Application of the Rule to the Case
In applying the rule to the case, the U.S. Supreme Court determined that Murray, as a bona fide purchaser, acquired a valid title to the bonds despite their original theft from Lardner. The Court found that Murray conducted the transaction without notice of any defect in the bonds' title and acted in good faith. The Court highlighted that there was no evidence of bad faith on Murray's part, as he had made some inquiries and relied on the appearance and demeanor of the seller, Dr. A.D. Bates, who presented himself as a legitimate party. The Court noted that Murray's lack of further inquiry did not amount to bad faith, as there were no circumstances that would have reasonably prompted a prudent person to suspect fraud. Consequently, the trial court's instruction to the jury, which suggested that Murray could be liable for failing to investigate further, was inconsistent with the established legal principles protecting bona fide purchasers.
Burden of Proof
The Court emphasized that the burden of proof is on the challenger, in this case, Lardner, to demonstrate that the purchaser acted in bad faith. This principle is crucial because it prevents the undue burden on purchasers to prove their good faith in every transaction involving negotiable instruments. The Court concluded that Lardner failed to meet this burden, as he did not present evidence showing that Murray had any knowledge of the bonds’ theft or that he acted with dishonest intent. The Court's reasoning underscored that suspicion or negligence alone, without evidence of actual bad faith, does not suffice to defeat the title of a bona fide purchaser. This allocation of the burden of proof reflects the Court's commitment to protecting the negotiability and marketability of financial instruments, ensuring that they can be freely traded in the marketplace.

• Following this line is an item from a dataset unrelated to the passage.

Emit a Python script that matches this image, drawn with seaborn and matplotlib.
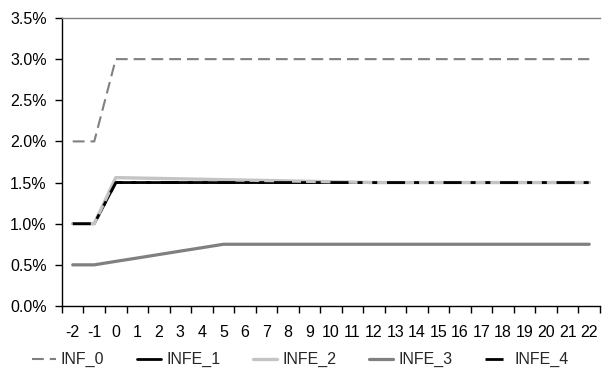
import matplotlib
matplotlib.use("Agg")
import matplotlib.pyplot as plt
import seaborn as sns
import pandas as pd
from matplotlib.ticker import PercentFormatter, FixedLocator

# Chart data (percent)
periods = [-2, -1, 0, 1, 2, 3, 4, 5, 6, 7, 8, 9, 10, 11, 12, 13, 14, 15, 16, 17, 18, 19, 20, 21, 22]
inf_0 = [2.0, 2.0, 3.0, 3.0, 3.0, 3.0, 3.0, 3.0, 3.0, 3.0, 3.0, 3.0, 3.0, 3.0, 3.0, 3.0, 3.0, 3.0, 3.0, 3.0, 3.0, 3.0, 3.0, 3.0, 3.0]
infe_1 = [1.0, 1.0, 1.5, 1.5, 1.5, 1.5, 1.5, 1.5, 1.5, 1.5, 1.5, 1.5, 1.5, 1.5, 1.5, 1.5, 1.5, 1.5, 1.5, 1.5, 1.5, 1.5, 1.5, 1.5, 1.5]
infe_2 = [1.0, 1.0, 1.56, 1.555, 1.55, 1.545, 1.54, 1.535, 1.53, 1.525, 1.52, 1.515, 1.51, 1.505, 1.5, 1.5, 1.5, 1.5, 1.5, 1.5, 1.5, 1.5, 1.5, 1.5, 1.5]
infe_3 = [0.5, 0.5, 0.542, 0.583, 0.625, 0.667, 0.708, 0.75, 0.75, 0.75, 0.75, 0.75, 0.75, 0.75, 0.75, 0.75, 0.75, 0.75, 0.75, 0.75, 0.75, 0.75, 0.75, 0.75, 0.75]
infe_4 = [1.0, 1.0, 1.5, 1.5, 1.5, 1.5, 1.5, 1.5, 1.5, 1.5, 1.5, 1.5, 1.5, 1.5, 1.5, 1.5, 1.5, 1.5, 1.5, 1.5, 1.5, 1.5, 1.5, 1.5, 1.5]

series_names = ["INF_0", "INFE_1", "INFE_2", "INFE_3", "INFE_4"]
series_values = [inf_0, infe_1, infe_2, infe_3, infe_4]

# line styles for each series
styles = {
    "INF_0": dict(color="#808080", lw=1.5, dashes=(8.5, 4.3)),
    "INFE_1": dict(color="black", lw=2.0, dashes=None),
    "INFE_2": dict(color="#c4c4c4", lw=2.4, dashes=None),
    "INFE_3": dict(color="#808080", lw=2.3, dashes=None),
    "INFE_4": dict(color="black", lw=2.0, dashes=(13, 6.5, 3.6, 7, 3.6, 7)),
}

sns.set_style("white")
plt.rcParams["font.family"] = ["Liberation Sans Narrow", "Liberation Sans", "DejaVu Sans"]
plt.rcParams["lines.scale_dashes"] = False

# category positions for the x axis
pos = list(range(len(periods)))
rows = []
for name, vals in zip(series_names, series_values):
    for p, v in zip(pos, vals):
        rows.append({"pos": p, "value": v, "series": name})
df = pd.DataFrame(rows)

fig = plt.figure(figsize=(6.04, 3.81), dpi=100)
ax = fig.add_axes([0.1026, 0.1969, 0.8908, 0.7559])

for name in series_names:
    st = styles[name]
    sub = df[df["series"] == name]
    sns.lineplot(data=sub, x="pos", y="value", ax=ax, color=st["color"],
                 linewidth=st["lw"], label=name, legend=False)
    line = ax.lines[-1]
    if st["dashes"] is not None:
        line.set_dashes(st["dashes"])

ax.set_xlim(-0.5, len(periods) - 0.5)
ax.set_ylim(0, 3.5)
ax.set_yticks([0, 0.5, 1.0, 1.5, 2.0, 2.5, 3.0, 3.5])
ax.yaxis.set_major_formatter(PercentFormatter(xmax=100, decimals=1))

ax.set_xticks(pos)
ax.set_xticklabels([str(p) for p in periods])
ax.xaxis.set_minor_locator(FixedLocator([p - 0.5 for p in pos] + [len(pos) - 0.5]))
ax.tick_params(axis="x", which="major", length=0, pad=14, labelsize=11.5, colors="black")
ax.tick_params(axis="x", which="minor", length=5, width=1, direction="out", bottom=True, color="black")
ax.tick_params(axis="y", length=5, width=1, direction="out", left=True, labelsize=11.5, colors="black", pad=6)
ax.set_xlabel("")
ax.set_ylabel("")

for side in ["left", "bottom"]:
    ax.spines[side].set_color("black")
    ax.spines[side].set_linewidth(1.0)
ax.spines["top"].set_color("#808080")
ax.spines["top"].set_linewidth(1.0)
ax.spines["right"].set_visible(False)

handles = ax.lines[-5:]
fig.legend(handles, series_names, loc="center", bbox_to_anchor=(0.497, 0.056), ncol=5,
           frameon=False, fontsize=11.5, handlelength=1.5, handletextpad=0.31, columnspacing=2.07)

fig.savefig("out.png", dpi=100)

Significance of the Decision
The U.S. Supreme Court’s decision reaffirmed the principle that bona fide purchasers of negotiable instruments are protected under the law, thereby promoting confidence and stability in financial markets. This ruling underscored the importance of maintaining a clear and consistent standard for determining the validity of titles to such instruments, emphasizing that bad faith, not negligence, is the determining factor. The Court recognized the significant role that negotiable instruments play in commerce and sought to balance the need to protect against fraud with the necessity of ensuring the free transferability of these securities. By reversing the lower court's judgment, the U.S. Supreme Court reinforced the established legal framework that supports the circulation of negotiable instruments, ultimately fostering the efficient functioning of financial markets.